Post holes must be dug to a depth that extends below the local frost line to prevent seasonal ground movement, known as frost heave, from lifting the posts. Frost heave occurs when water in the soil freezes, expands, and forms ice lenses that exert immense upward pressure. The required depth can range from less than a foot in warmer climates to over 60 inches in northern regions, making local building code confirmation necessary.
At the base of each hole, a footing is installed to distribute the structure’s vertical load over a larger soil area and prevent the post from sinking. This footing is commonly a pre-cast concrete pad, sometimes called a “cookie,” or a layer of tamped, clean gravel. The post is then set directly onto this footing, ensuring the bottom of the column is resting on undisturbed or well-compacted soil below the frost line.
Establishing the Primary Structure
With the footings prepared, the main structural posts can be set into the holes. Each post must be carefully plumbed—aligned to be perfectly vertical—using a long level or a plumb bob, and then temporarily braced using diagonal supports anchored to the ground. This temporary bracing is essential, as the entire structure remains unstable until the main header beams and a sufficient number of trusses are installed.

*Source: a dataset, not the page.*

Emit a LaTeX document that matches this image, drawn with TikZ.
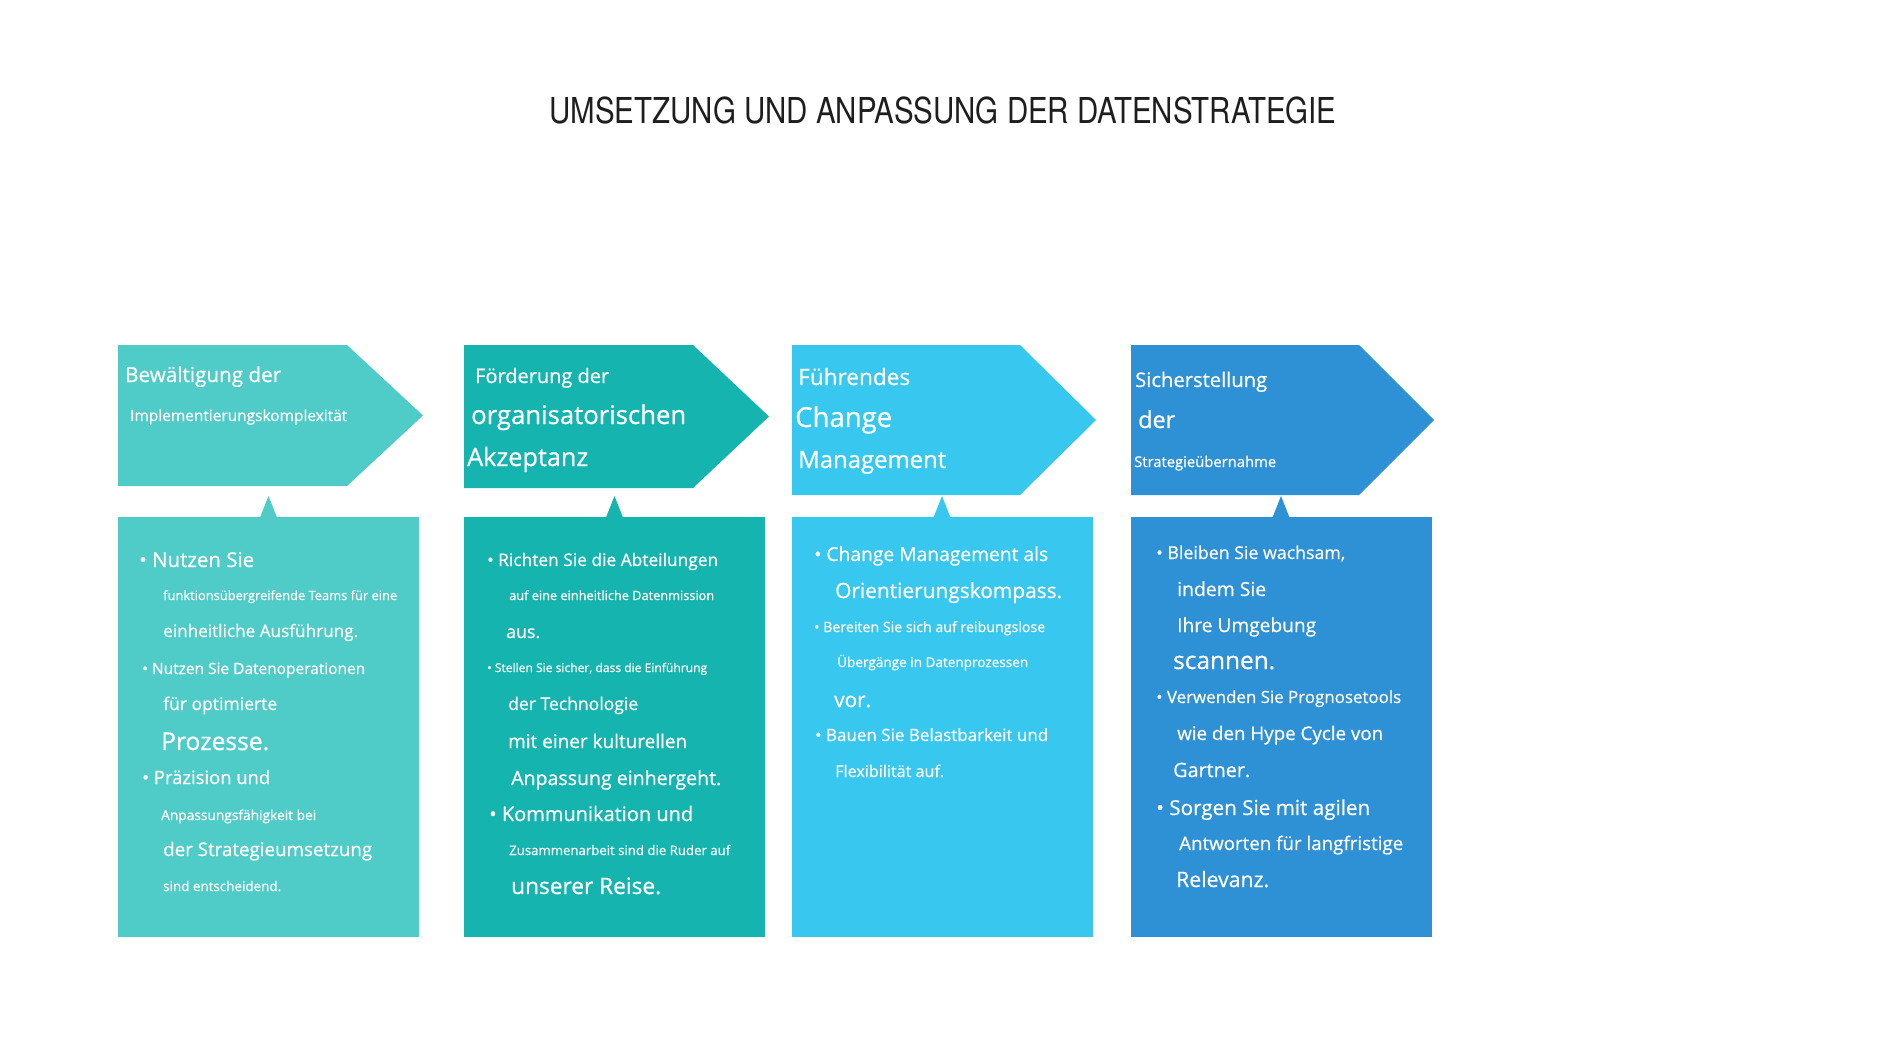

Backfilling the post holes secures the posts against lateral movement and uplift forces, which are generated when high winds create suction on the roof. Many builders use compacted stone or gravel for backfill, particularly in the lower portion of the hole, as this material promotes drainage and prevents water from pooling around the post, which could accelerate rot. Another common method involves using dry concrete mix poured around the post and tamped, which draws moisture from the surrounding soil to cure and lock the post in place.
Once the posts are secured and the temporary bracing is verified, the main header beams, or girders, are installed horizontally along the top of the posts to support the roof trusses. These beams are typically laminated or built-up assemblies secured to the posts with bolts, creating a strong connection that transfers the roof loads down through the columns. The connection must be engineered to resist the outward thrust exerted by the roof system, especially when trusses are used.
The trusses, which are engineered wood assemblies that span the width of the building, are then lifted into place, often requiring mechanical assistance due to their size and weight. Trusses are designed to handle loads only within their vertical plane, meaning they are extremely vulnerable to lateral buckling or “rollover” until they are fully braced. The first few trusses must be set and immediately secured with substantial temporary lateral and diagonal bracing to establish a stable base unit.
As each subsequent truss is set at the specified on-center spacing, temporary bracing is installed along the top and bottom chords to maintain alignment and prevent out-of-plane movement. Once all trusses are erected, permanent bracing, including diagonal bracing and continuous lateral restraints, is installed along the length of the building. This permanent system ensures the trusses act together as a single, rigid unit to resist wind and snow loads throughout the structure’s lifetime.
Completing the Exterior Envelope
The completion of the exterior envelope involves installing the secondary framing components that support the cladding and establish the weather barrier. These components are horizontal members known as girts for the walls and purlins for the roof. Girts and purlins transfer the external loads from the siding and roofing materials to the primary posts and trusses.
Purlin spacing on the roof is determined by the load capacity and profile of the chosen roofing material, typically metal panels, with spacing often ranging between 24 and 48 inches on center. Similarly, girts are installed horizontally along the walls to provide attachment points for the siding, with typical spacing around 30 to 36 inches, though this also depends on the siding material and local wind load requirements.
Before the final cladding is attached, insulation or a vapor barrier, such as house wrap or rigid foam board, can be applied to the exterior of the girts to improve the building’s thermal performance. Post-frame construction naturally allows for thicker, continuous insulation blankets between the widely spaced posts, minimizing thermal bridging that often occurs in stick-frame construction.
The exterior is then finished by installing the metal roofing and siding panels, usually starting from the bottom and working upward in a shingle-like fashion to ensure water sheds correctly over the laps. Fasteners are placed according to the manufacturer’s recommendations, usually in the flat or valley sections of the panel, to securely anchor the material to the girts and purlins.
Flashing and trim pieces are essential for weatherproofing the structure, particularly around the perimeter and any openings. Base trim, corner trim, and ridge caps are installed to cover exposed edges and prevent water and pests from entering the building envelope. Precise flashing details are required around any framed openings for windows and doors, ensuring that water is directed away from the rough opening and onto the exterior face of the siding.